Practical Scenario: Cooling Systems
Large building HVAC systems employ chilled water loops. Engineers must predict the final temperature of the water returning to chillers after absorbing heat from the building. Using flow meters for mass calculations, energy meters for Q, and high-accuracy sensors for Ti, they calculate Tf to ensure the chiller operates within design parameters. If the predicted temperature overshoots, they may increase flow rate or adjust chiller load. These calculations underlie energy-efficiency programs audited by agencies like the U.S. Department of Energy.

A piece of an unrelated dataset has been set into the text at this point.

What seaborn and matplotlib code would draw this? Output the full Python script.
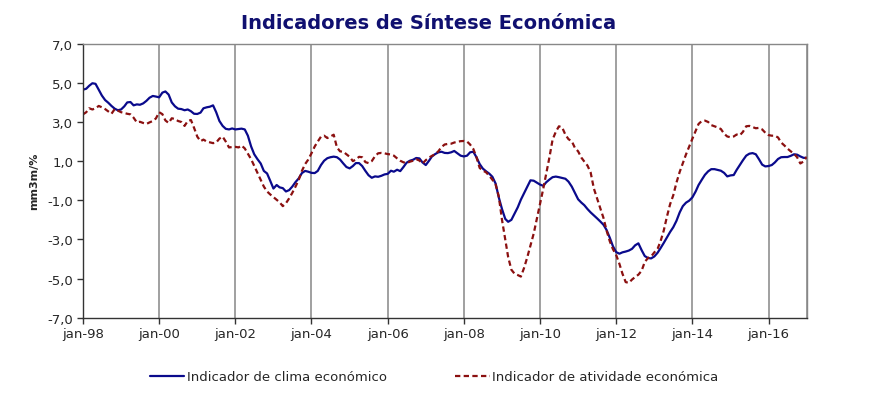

Implementation in Digital Tools
Modern laboratories and industrial facilities integrate final temperature computations into digital dashboards. The calculator above exemplifies this approach, accepting material references, handling kilojoules and Celsius, and outputting final temperatures in multiple units. Visualizations like the Chart.js graph help stakeholders rapidly assess the temperature trajectory from initial to final state and how it scales with mass or specific heat changes.
Common Mistakes to Avoid
- Ignoring unit conversions. The most frequent issue is mixing joules and kilojoules or grams and kilograms.
- Using inappropriate specific heat values. Always ensure data matches the substance’s phase and temperature range.
- Neglecting heat losses. Even insulated systems lose some heat. In high-precision experiments, estimate or measure environmental losses.
- Overlooking phase changes. Latent heat dramatically alters final temperature calculations. Always check whether the final temperature crosses melting or boiling points.
By combining accurate inputs, thoughtful unit management, and awareness of physical context, final temperature calculations become reliable tools for design, safety assessments, and innovation across fields from chemical processing to renewable energy research.